The Evolution by Century’s End
As the 1400s drew to a close, the pieces of the triangular trade were firmly in place, though the full system had yet to reach its monstrous maturity. Portuguese ships regularly plied the waters between Lisbon, the West African coast, and São Tomé, while Spanish vessels connected Seville with Hispaniola and other Caribbean colonies. The first enslaved Africans arrived in the Americas in 1501, a mere nine years after Columbus’s first landfall, marking the official beginning of the transatlantic slave trade between Africa and the Western Hemisphere. The discovery of Brazil by Pedro Álvares Cabral in 1500, under the terms of the Treaty of Tordesillas, opened yet another vast territory for Portuguese colonization and, soon, sugar-based slavery.
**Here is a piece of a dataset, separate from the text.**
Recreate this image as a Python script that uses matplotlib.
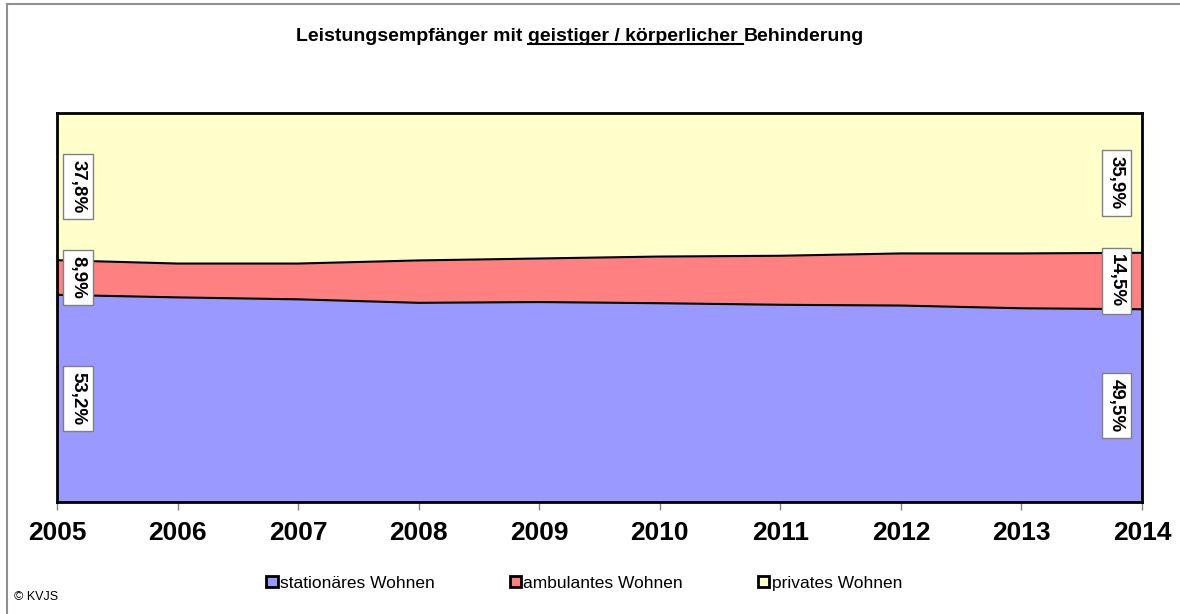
import matplotlib
matplotlib.use('Agg')
import numpy as np
import matplotlib.pyplot as plt
from matplotlib.patches import Patch, Rectangle
from matplotlib.lines import Line2D

plt.rcParams['font.family'] = ['Liberation Sans', 'DejaVu Sans']

# Daten (Anteile in %)
years = [2005, 2006, 2007, 2008, 2009, 2010, 2011, 2012, 2013, 2014]
stationaer = [53.2, 52.6, 52.1, 51.2, 51.4, 51.1, 50.7, 50.5, 49.8, 49.5]
ambulant = [8.9, 8.7, 9.2, 10.9, 11.2, 12.0, 12.6, 13.4, 14.1, 14.5]
privat = [37.8, 38.7, 38.7, 37.9, 37.4, 36.9, 36.7, 36.1, 36.1, 35.9]
series_names = ['stationäres Wohnen', 'ambulantes Wohnen', 'privates Wohnen']
colors = ['#9999ff', '#ff8080', '#ffffcc']

data = np.array([stationaer, ambulant, privat])
share = data / data.sum(axis=0) * 100
cum1 = share[0]
cum2 = share[0] + share[1]

fig = plt.figure(figsize=(11.8, 6.14), dpi=100)
ax = fig.add_axes([57 / 1180, 112 / 614, 1085 / 1180, 389 / 614])

ax.fill_between(years, 0, cum1, color=colors[0], lw=0)
ax.fill_between(years, cum1, cum2, color=colors[1], lw=0)
ax.fill_between(years, cum2, 100, color=colors[2], lw=0)
ax.plot(years, cum1, color='black', lw=1.5)
ax.plot(years, cum2, color='black', lw=1.5)

ax.set_xlim(2005, 2014)
ax.set_ylim(0, 100)
ax.set_yticks([])
ax.set_xticks(years)
ax.set_xticklabels([str(y) for y in years], fontsize=19, fontweight='bold')
ax.tick_params(axis='x', length=6, width=1, color='#808080', pad=8)
for s in ax.spines.values():
    s.set_linewidth(2)
    s.set_color('black')

# Datenbeschriftungen am Anfang und Ende
def fmt(v):
    return f"{v:.1f}".replace('.', ',') + '%'

for col, dx in [(0, 15), (-1, -18.5)]:
    bottoms = [0, cum1[col], cum2[col]]
    tops = [cum1[col], cum2[col], 100]
    for i in range(3):
        mid = (bottoms[i] + tops[i]) / 2
        ax.annotate(fmt(data[i][col]), xy=(years[col], mid), xytext=(dx, 0),
                    textcoords='offset points', rotation=-90,
                    ha='center', va='center', fontsize=13.5, fontweight='bold',
                    bbox=dict(boxstyle='square,pad=0.33', fc='white', ec='#808080', lw=1))

# Legende
handles = [Patch(facecolor=c, edgecolor='black', linewidth=2) for c in colors]
fig.legend(handles, series_names, loc='center', bbox_to_anchor=(0.495, 0.05),
           ncol=3, frameon=False, fontsize=12.5, handlelength=0.65, handleheight=0.65,
           handletextpad=0.15, columnspacing=4.3)

fig.text(14 / 1180, 1 - 597 / 614, '© KVJS', fontsize=9, va='center')

# Rahmen
fig.add_artist(Rectangle((7 / 1180, -0.1), 1.2, 1.1 - 4 / 614, transform=fig.transFigure,
                         fill=False, ec='#909090', lw=1.5, clip_on=False))

# Titel mit Unterstreichung
fs = 14
space = 0.278 * fs
t1 = fig.text(0.25, 1 - 45 / 614, 'Leistungsempfänger mit', fontsize=fs,
              fontweight='bold', ha='left', va='bottom')
t2 = ax.annotate('geistiger / körperlicher', xy=(1, 0), xycoords=t1, xytext=(space, 0),
                 textcoords='offset points', fontsize=fs, fontweight='bold',
                 ha='left', va='bottom', annotation_clip=False)
t3 = ax.annotate('Behinderung', xy=(1, 0), xycoords=t2, xytext=(space, 0),
                 textcoords='offset points', fontsize=fs, fontweight='bold',
                 ha='left', va='bottom', annotation_clip=False)

fig.canvas.draw()
r = fig.canvas.get_renderer()
b1 = t1.get_window_extent(r)
b3 = t3.get_window_extent(r)
total = b3.x1 - b1.x0
W = fig.bbox.width
t1.set_x((580 - total / 2) / W)
fig.canvas.draw()
b2 = t2.get_window_extent(r)
sp = space * fig.dpi / 72
y_ul = b2.y0 + 1
fig.add_artist(Line2D([b2.x0, b2.x1 + sp], [y_ul, y_ul], transform=None, color='black', lw=1.5))

fig.savefig('out.png', dpi=100)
The stage was now set for a dramatic expansion in the 16th century. The efficiency of the caravel and nau, the mapped Atlantic wind circuits, the established trading forts along the African coast, and the insatiable European demand for tropical commodities all combined to accelerate the triangular trade. Northern European powers—the English, French, and Dutch—would soon challenge Iberian dominance, adding new routes and greater intensity. Yet the core architecture designed by Portuguese and Spanish mariners in the 1400s remained the blueprint for the entire system. By 1500, the Atlantic world had become a cohesive economic zone, albeit one built on exploitation and human suffering.
Conclusion
The origins and evolution of the triangular trade in the 15th century represent a watershed in world history. What began as tentative Portuguese probes along the African coast grew into a transatlantic network of exchange that connected continents in unprecedented ways. The integration of Europe, Africa, and the Americas through a circuit of goods, commodified human beings, and raw materials did not occur overnight; it was forged by decades of maritime innovation, geopolitical negotiation, and the violent collision of civilizations. Understanding this formative century is essential to comprehending the scope of the Atlantic world that would follow. The patterns of exploitation, cultural blending, and economic interdependence that emerged in the 1400s continue to resonate in the modern day, a testament to the enduring power of these early voyages and the profound human costs they carried. The legacy of the triangular trade—from the spread of African diaspora cultures to the persistent inequalities rooted in colonial extraction—remains a central theme in contemporary discussions of global history and social justice.